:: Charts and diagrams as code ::
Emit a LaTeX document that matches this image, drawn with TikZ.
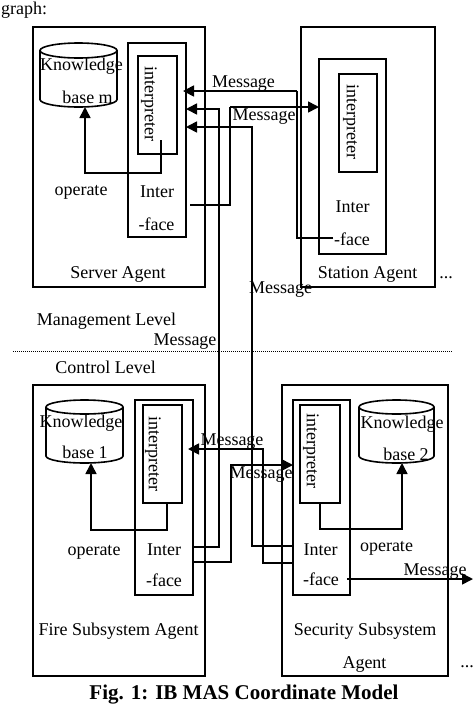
\documentclass[tikz,border=0pt]{standalone}
\usepackage{fontspec}
\setmainfont{Liberation Serif}
\usetikzlibrary{arrows.meta,fit}
\newcommand\kbcyl[5]{%
  \draw[cyl] (#1,#2) ellipse [x radius=#4pt, y radius=#5pt];
  \draw[cyl] (#1-#4,#2) -- (#1-#4,#3) arc[start angle=180,end angle=360,x radius=#4pt,y radius=#5pt] -- (#1+#4,#2);}
\begin{document}
\begin{tikzpicture}[x=1pt,y=-1pt,
  agent/.style={draw, line width=1.7pt, inner sep=0pt},
  inbox/.style={draw, line width=1.3pt, inner sep=0pt},
  cyl/.style={line width=1.6pt},
  lbl/.style={font=\fontsize{18}{20}\selectfont, inner sep=0pt, anchor=base},
  vlbl/.style={font=\fontsize{18}{20}\selectfont, inner sep=0pt, rotate=-90, anchor=center},
  conn/.style={line width=1.6pt},
  thinconn/.style={line width=1.2pt},
  tip/.style={-{Triangle[length=11pt,width=11pt]}},
  sep/.style={line width=0.9pt, dash pattern=on 1pt off 1pt}]
\useasboundingbox (0,0) rectangle (474,705);

% header / caption
\node[lbl, anchor=base west] (hdr) at (1,14) {graph:};
\node[lbl, font=\fontsize{21}{24}\selectfont\bfseries] (cap) at (244,699) {Fig. 1: IB MAS Coordinate Model};

% ---------- Server Agent ----------
\node[agent, fit={(33,27)(205,287)}] (srv) {};
\node[inbox, fit={(128,43)(186,237)}] (srvif) {};
\node[inbox, fit={(138,56)(177,154)}] (srvip) {};
\kbcyl{78.5}{50.5}{99.5}{38.5}{7.5}
\coordinate (kbm) at (85,107);
\node[lbl] (srvkn) at (81.5,70) {Knowledge};
\node[lbl] (srvkb) at (87.5,103) {base m};
\node[vlbl] (srvit) at (149,104) {interpreter};
\node[lbl] (srvop) at (81,195) {operate};
\node[lbl] (srvin) at (157,197) {Inter};
\node[lbl] (srvfa) at (156.5,230) {-face};
\node[lbl] (srvnm) at (118,278) {Server Agent};
\coordinate (srvops) at (161,140);
\draw[conn,tip] (srvops) -- (161,173) -| (kbm);

% ---------- Station Agent ----------
\node[agent, fit={(301,27)(435,287)}] (sta) {};
\node[inbox, fit={(319,59)(386,254)}] (staif) {};
\node[inbox, fit={(339,74)(377,172)}] (staip) {};
\node[vlbl] (stait) at (351,122) {interpreter};
\node[lbl] (stain) at (352.5,212) {Inter};
\node[lbl] (stafa) at (352,245) {-face};
\node[lbl] (stanm) at (367.5,278) {Station Agent};
\node[lbl] (stadots) at (446,278) {...};

% ---------- levels ----------
\node[lbl] (mgmt) at (106.5,325) {Management Level};
\node[lbl] (ctrl) at (105.5,373) {Control Level};
\coordinate (sepL) at (13,351);
\coordinate (sepR) at (452,351);
\draw[sep] (sepL) -- (sepR);

% ---------- Fire Subsystem Agent ----------
\node[agent, fit={(33,385)(205,676)}] (fire) {};
\node[inbox, fit={(135,400)(193,595)}] (fireif) {};
\node[inbox, fit={(143,405)(182,503)}] (fireip) {};
\kbcyl{84.5}{407}{456}{38.5}{7}
\coordinate (kb1) at (91,463);
\node[lbl] (firekn) at (81,427) {Knowledge};
\node[lbl] (firekb) at (85,458) {base 1};
\node[vlbl] (fireit) at (153,454) {interpreter};
\node[lbl] (fireop) at (94,555) {operate};
\node[lbl] (firein) at (164,555) {Inter};
\node[lbl] (firefa) at (164,586) {-face};
\node[lbl] (firenm) at (118.5,635) {Fire Subsystem Agent};
\coordinate (fireops) at (167,503);
\draw[conn,tip] (fireops) -- (167,530) -| (kb1);

% ---------- Security Subsystem Agent ----------
\node[agent, fit={(282,385)(448,676)}] (sec) {};
\node[inbox, fit={(293,400)(350,595)}] (secif) {};
\node[inbox, fit={(300,405)(340,503)}] (secip) {};
\kbcyl{396.5}{407}{456}{37.5}{7}
\coordinate (kb2) at (402,463);
\node[lbl] (seckn) at (402,428) {Knowledge};
\node[lbl] (seckb) at (406,460) {base 2};
\node[vlbl] (secit) at (311,451) {interpreter};
\node[lbl] (secop) at (386.5,551) {operate};
\node[lbl] (secin) at (320.5,555) {Inter};
\node[lbl] (secfa) at (321,585) {-face};
\node[lbl] (secnm) at (365,635) {Security Subsystem};
\node[lbl] (secnm2) at (364.5,668) {Agent};
\node[lbl] (secdots) at (467,667) {...};
\coordinate (secops) at (320,503);
\draw[conn,tip] (secops) -- (320,529) -| (kb2);

% ---------- message connectors ----------
% station -> server
\coordinate (c1s) at (333,238);
\coordinate (c1e) at (183,91);
\draw[thinconn] (c1s) -| (297,91);
\draw[conn,tip] (297,91) -- (c1e);
\node[lbl] (m1) at (243.5,87) {Message};
% server -> station
\coordinate (c2s) at (190,205);
\coordinate (c2e) at (319,107);
\draw[thinconn] (c2s) -| (230,107);
\draw[conn,tip] (230,107) -- (c2e);
\node[lbl] (m2) at (264,120) {Message};
% fire -> server
\coordinate (c3s) at (193,547);
\coordinate (c3e) at (186,109);
\draw[conn,tip] (c3s) -| (219,109) -- (c3e);
\node[lbl] (m4) at (185,345) {Message};
% security -> server
\coordinate (c4s) at (293,546);
\coordinate (c4e) at (186,127);
\draw[conn,tip] (c4s) -| (252,127) -- (c4e);
\node[lbl] (m3) at (280.5,293) {Message};
% fire -> security
\coordinate (c5s) at (193,562);
\coordinate (c5e) at (293,465);
\draw[conn,tip] (c5s) -| (231,465) -- (c5e);
\node[lbl] (m6) at (261,478) {Message};
% security -> fire
\coordinate (c6s) at (293,563);
\coordinate (c6e) at (188,449);
\draw[conn,tip] (c6s) -| (263,449) -- (c6e);
\node[lbl] (m5) at (232,445) {Message};
% security -> out
\coordinate (c7s) at (347,579);
\coordinate (c7e) at (473,579);
\draw[conn,tip] (c7s) -- (c7e);
\node[lbl] (m7) at (435,575) {Message};
\end{tikzpicture}
\end{document}
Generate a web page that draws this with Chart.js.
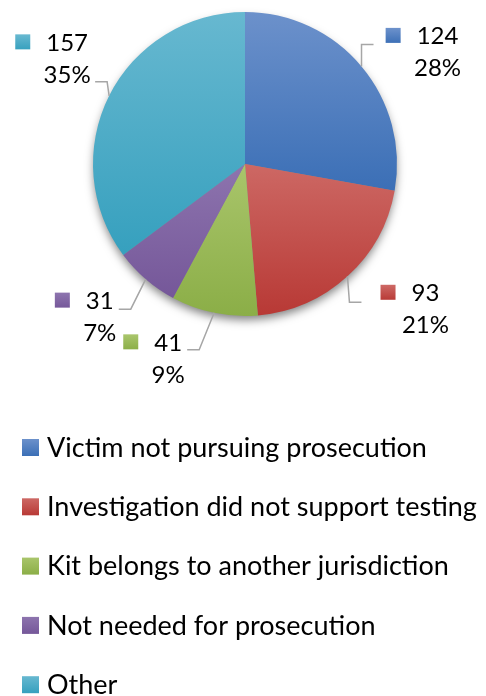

:: OBJECTIVE ::
Output each line exactly; omit every picture.

:: SOLUTION FOR THIS EXERCISE ::
Emit a LaTeX document that matches this image, drawn with TikZ.
\documentclass[tikz,border=0pt]{standalone}
\usepackage{fontspec}
\setmainfont{Liberation Serif}
\usetikzlibrary{arrows.meta,fit}
\newcommand\kbcyl[5]{%
  \draw[cyl] (#1,#2) ellipse [x radius=#4pt, y radius=#5pt];
  \draw[cyl] (#1-#4,#2) -- (#1-#4,#3) arc[start angle=180,end angle=360,x radius=#4pt,y radius=#5pt] -- (#1+#4,#2);}
\begin{document}
\begin{tikzpicture}[x=1pt,y=-1pt,
  agent/.style={draw, line width=1.7pt, inner sep=0pt},
  inbox/.style={draw, line width=1.3pt, inner sep=0pt},
  cyl/.style={line width=1.6pt},
  lbl/.style={font=\fontsize{18}{20}\selectfont, inner sep=0pt, anchor=base},
  vlbl/.style={font=\fontsize{18}{20}\selectfont, inner sep=0pt, rotate=-90, anchor=center},
  conn/.style={line width=1.6pt},
  thinconn/.style={line width=1.2pt},
  tip/.style={-{Triangle[length=11pt,width=11pt]}},
  sep/.style={line width=0.9pt, dash pattern=on 1pt off 1pt}]
\useasboundingbox (0,0) rectangle (474,705);

% header / caption
\node[lbl, anchor=base west] (hdr) at (1,14) {graph:};
\node[lbl, font=\fontsize{21}{24}\selectfont\bfseries] (cap) at (244,699) {Fig. 1: IB MAS Coordinate Model};

% ---------- Server Agent ----------
\node[agent, fit={(33,27)(205,287)}] (srv) {};
\node[inbox, fit={(128,43)(186,237)}] (srvif) {};
\node[inbox, fit={(138,56)(177,154)}] (srvip) {};
\kbcyl{78.5}{50.5}{99.5}{38.5}{7.5}
\coordinate (kbm) at (85,107);
\node[lbl] (srvkn) at (81.5,70) {Knowledge};
\node[lbl] (srvkb) at (87.5,103) {base m};
\node[vlbl] (srvit) at (149,104) {interpreter};
\node[lbl] (srvop) at (81,195) {operate};
\node[lbl] (srvin) at (157,197) {Inter};
\node[lbl] (srvfa) at (156.5,230) {-face};
\node[lbl] (srvnm) at (118,278) {Server Agent};
\coordinate (srvops) at (161,140);
\draw[conn,tip] (srvops) -- (161,173) -| (kbm);

% ---------- Station Agent ----------
\node[agent, fit={(301,27)(435,287)}] (sta) {};
\node[inbox, fit={(319,59)(386,254)}] (staif) {};
\node[inbox, fit={(339,74)(377,172)}] (staip) {};
\node[vlbl] (stait) at (351,122) {interpreter};
\node[lbl] (stain) at (352.5,212) {Inter};
\node[lbl] (stafa) at (352,245) {-face};
\node[lbl] (stanm) at (367.5,278) {Station Agent};
\node[lbl] (stadots) at (446,278) {...};

% ---------- levels ----------
\node[lbl] (mgmt) at (106.5,325) {Management Level};
\node[lbl] (ctrl) at (105.5,373) {Control Level};
\coordinate (sepL) at (13,351);
\coordinate (sepR) at (452,351);
\draw[sep] (sepL) -- (sepR);

% ---------- Fire Subsystem Agent ----------
\node[agent, fit={(33,385)(205,676)}] (fire) {};
\node[inbox, fit={(135,400)(193,595)}] (fireif) {};
\node[inbox, fit={(143,405)(182,503)}] (fireip) {};
\kbcyl{84.5}{407}{456}{38.5}{7}
\coordinate (kb1) at (91,463);
\node[lbl] (firekn) at (81,427) {Knowledge};
\node[lbl] (firekb) at (85,458) {base 1};
\node[vlbl] (fireit) at (153,454) {interpreter};
\node[lbl] (fireop) at (94,555) {operate};
\node[lbl] (firein) at (164,555) {Inter};
\node[lbl] (firefa) at (164,586) {-face};
\node[lbl] (firenm) at (118.5,635) {Fire Subsystem Agent};
\coordinate (fireops) at (167,503);
\draw[conn,tip] (fireops) -- (167,530) -| (kb1);

% ---------- Security Subsystem Agent ----------
\node[agent, fit={(282,385)(448,676)}] (sec) {};
\node[inbox, fit={(293,400)(350,595)}] (secif) {};
\node[inbox, fit={(300,405)(340,503)}] (secip) {};
\kbcyl{396.5}{407}{456}{37.5}{7}
\coordinate (kb2) at (402,463);
\node[lbl] (seckn) at (402,428) {Knowledge};
\node[lbl] (seckb) at (406,460) {base 2};
\node[vlbl] (secit) at (311,451) {interpreter};
\node[lbl] (secop) at (386.5,551) {operate};
\node[lbl] (secin) at (320.5,555) {Inter};
\node[lbl] (secfa) at (321,585) {-face};
\node[lbl] (secnm) at (365,635) {Security Subsystem};
\node[lbl] (secnm2) at (364.5,668) {Agent};
\node[lbl] (secdots) at (467,667) {...};
\coordinate (secops) at (320,503);
\draw[conn,tip] (secops) -- (320,529) -| (kb2);

% ---------- message connectors ----------
% station -> server
\coordinate (c1s) at (333,238);
\coordinate (c1e) at (183,91);
\draw[thinconn] (c1s) -| (297,91);
\draw[conn,tip] (297,91) -- (c1e);
\node[lbl] (m1) at (243.5,87) {Message};
% server -> station
\coordinate (c2s) at (190,205);
\coordinate (c2e) at (319,107);
\draw[thinconn] (c2s) -| (230,107);
\draw[conn,tip] (230,107) -- (c2e);
\node[lbl] (m2) at (264,120) {Message};
% fire -> server
\coordinate (c3s) at (193,547);
\coordinate (c3e) at (186,109);
\draw[conn,tip] (c3s) -| (219,109) -- (c3e);
\node[lbl] (m4) at (185,345) {Message};
% security -> server
\coordinate (c4s) at (293,546);
\coordinate (c4e) at (186,127);
\draw[conn,tip] (c4s) -| (252,127) -- (c4e);
\node[lbl] (m3) at (280.5,293) {Message};
% fire -> security
\coordinate (c5s) at (193,562);
\coordinate (c5e) at (293,465);
\draw[conn,tip] (c5s) -| (231,465) -- (c5e);
\node[lbl] (m6) at (261,478) {Message};
% security -> fire
\coordinate (c6s) at (293,563);
\coordinate (c6e) at (188,449);
\draw[conn,tip] (c6s) -| (263,449) -- (c6e);
\node[lbl] (m5) at (232,445) {Message};
% security -> out
\coordinate (c7s) at (347,579);
\coordinate (c7e) at (473,579);
\draw[conn,tip] (c7s) -- (c7e);
\node[lbl] (m7) at (435,575) {Message};
\end{tikzpicture}
\end{document}
Generate a web page that draws this with Chart.js.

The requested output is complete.